How to Raise a Boy is a weeklong series centered around this urgent question in the era of Parkland, President Trump, and #MeToo. Here, a 20-year-old UC Santa Cruz freshman, Sam, talks about dating — with his mother, Leslie, in the backyard hot tub.
Sam: I completely support the #MeToo movement — we’ve moved in a positive direction in terms of dating in the 21st century. But if I were to talk about downsides, you just have to be a lot more careful. I wouldn’t approach someone on campus and just say “Hey,” and start talking. My friends don’t either. There’s a voice in the back of my head, whether it’s rational or irrational, Maybe you think this girl’s cute. If you talk to her she’ll probably think that all you want is sex.
Leslie: People do want sex.
Sam: Right, but there’s this whole other culture of like pickup artists, on YouTube these guys that make a video called, like “How many girls’ numbers can I get in an hour by doing this trick?” It kind of dirties the whole thing, makes it a more sour culture. Here’s another thing. In olden times, you weren’t on your phone. For example, when you’re waiting for the bus on campus, it’s expected that you’re gonna be looking at your phone. Or you have headphones in, which is another way of blocking out the world. And if everyone else is on their phone, you’re not gonna benefit from being the one who’s not, right?
Leslie: You almost might be the weirdo, like, “Hey! How are ya?” And they’re like, “Um I’m listening to my music …”
Sam: I’d appreciate the chance to live on a college campus before the advent of cell phones. I have trouble even just making connections with people not in the dating world — just finding new friends, because of the phone.
Leslie: Like striking up a conversation in those waiting moments, waiting for class to start, or when class ends, waiting for food?
Sam: Even if it’s dumb chitchat, at least there’s not zero percent chance that you’re gonna get to know the person. Even in exciting moments, if something crazy is happening. Like, a few weeks ago a bus caught on fire on campus. No one was talking. Everyone was just taking videos with their phone. And Snapchatting their friends. Maybe a few words were exchanged, but —
Leslie: So you’re not dating?
Leslie: And your roommates?
Sam: No. S. is not. J. is trying Tinder and he doesn’t have any success either.
Leslie: It’s weird to me, you’re on a college campus filled with beautiful young people and everyone is using Tinder.
Sam: I resisted it for a while — I just wanted it to kind of happen naturally. Not an amazing meet-cute or anything, but I was hoping that something would happen. But there was just … there was just absolutely nothing. I mean, why try to talk to the schmucks around you when there’s unlimited choices that you can swipe right and left on your phone? There’s always something better.

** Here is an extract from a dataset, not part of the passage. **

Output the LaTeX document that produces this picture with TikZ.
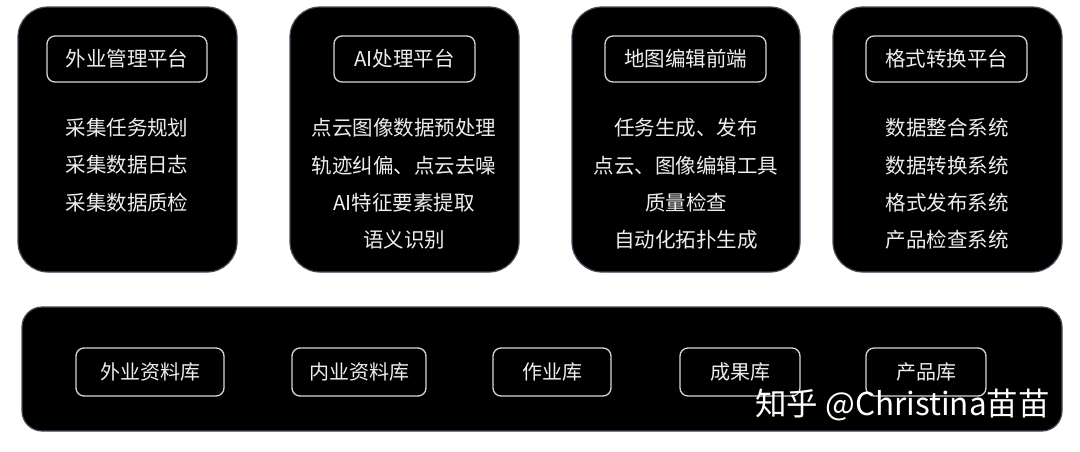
\documentclass[tikz,border=0pt]{standalone}
\usepackage{fontspec}
\setmainfont{Noto Sans CJK SC}
\newfontfamily\cjkfont{Noto Sans CJK SC}
\definecolor{edgegray}{RGB}{70,76,92}
\definecolor{txtgray}{RGB}{238,238,238}
\definecolor{linegray}{RGB}{215,215,215}
\tikzset{
  panel/.style={fill=black, draw=edgegray, line width=1.2pt, rounded corners=30pt},
  titlebox/.style={draw=linegray, line width=1.3pt, rounded corners=8pt, minimum height=46pt, text=txtgray, font=\fontsize{20.5}{23}\selectfont, inner sep=0pt},
  item/.style={text=txtgray, font=\fontsize{20.5}{23}\selectfont, inner sep=0pt},
  dbbox/.style={draw=linegray, line width=1.3pt, rounded corners=8pt, minimum height=48pt, text=txtgray, font=\fontsize{20}{23}\selectfont, inner sep=0pt},
  wmark/.style={text=white, font=\fontsize{31.5}{35}\selectfont, inner sep=0pt, anchor=east}
}
\begin{document}
\begin{tikzpicture}[x=1pt,y=-1pt]
\useasboundingbox[fill=white] (0,0) rectangle (1080,451);
% top panels
\node[panel, minimum width=219pt, minimum height=265pt] (p1) at (127.5,139.5) {};
\node[panel, minimum width=229pt, minimum height=265pt] (p2) at (404.5,139.5) {};
\node[panel, minimum width=228pt, minimum height=265pt] (p3) at (686,139.5) {};
\node[panel, minimum width=229pt, minimum height=265pt] (p4) at (947.5,139.5) {};
% titles
\node[titlebox, minimum width=160pt] (t1) at (127,59) {外业管理平台};
\node[titlebox, minimum width=141pt] (t2) at (404.5,59) {AI处理平台};
\node[titlebox, minimum width=161pt] (t3) at (685.5,59) {地图编辑前端};
\node[titlebox, minimum width=161pt] (t4) at (946.5,59) {格式转换平台};
% items
\node[item] (a1) at (127,128) {采集任务规划};
\node[item] (a2) at (127,165) {采集数据日志};
\node[item] (a3) at (127,203) {采集数据质检};
\node[item] (b1) at (404,128) {点云图像数据预处理};
\node[item] (b2) at (404,166) {轨迹纠偏、点云去噪};
\node[item] (b3) at (404,203) {AI特征要素提取};
\node[item] (b4) at (404,240) {语义识别};
\node[item] (c1) at (686,128) {任务生成、发布};
\node[item] (c2) at (686,166) {点云、图像编辑工具};
\node[item] (c3) at (686,203) {质量检查};
\node[item] (c4) at (686,240) {自动化拓扑生成};
\node[item] (d1) at (947,128) {数据整合系统};
\node[item] (d2) at (947,166) {数据转换系统};
\node[item] (d3) at (947,203) {格式发布系统};
\node[item] (d4) at (947,240) {产品检查系统};
% bottom panel
\node[panel, rounded corners=20pt, minimum width=1040pt, minimum height=124pt] (base) at (542,369) {};
\node[dbbox, minimum width=148pt] (k1) at (150,372) {外业资料库};
\node[dbbox, minimum width=134pt] (k2) at (359,372) {内业资料库};
\node[dbbox, minimum width=118pt] (k3) at (552,372) {作业库};
\node[dbbox, minimum width=120pt] (k4) at (740,372) {成果库};
\node[dbbox, minimum width=120pt] (k5) at (926,372) {产品库};
% watermark
\node[wmark] (wm) at (1050,405) {知乎 @Christina苗苗};
\end{tikzpicture}
\end{document}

Leslie: Hopefully you’ll find somebody.
Sam: I’m still on the grind, so …
Leslie: But you’ve never been like, Today I’m gonna challenge myself. Today I’m gonna go up and talk to somebody.
Sam: No. Here’s an example. You enter a lecture, right? You go sit down next to some girl. At least what’s running through my head is that she’s gonna think you’re sitting down next to her to flirt with her. So I purposely sit next to some dude, or I notice that people, if they’re able, they’ll always leave a gap on both sides of them. You’ll never sit next to anyone.
Leslie: But what if a young woman wants a cute guy to come sit next to her?
Sam: How would you know that? [Laughs.] I don’t have good intuition about this stuff.
Leslie: And you’re not one of those beer-can-bashing-over-your-head frat guys. You’re a good guy. So you’re probably being extra sensitive …
Sam: If I appeared creepy to someone, that would be one of the worst things to me. I’d feel really gross. One time I was on the bus standing up, on my phone. I guess I was kind of leaning over, and there was a girl sitting in the seat, and she was like, “Excuse me, could you please move away a little bit?” And I guess I took that to mean: This person thinks I’m creepy. This person thinks —
Leslie: She just might have wanted some more space.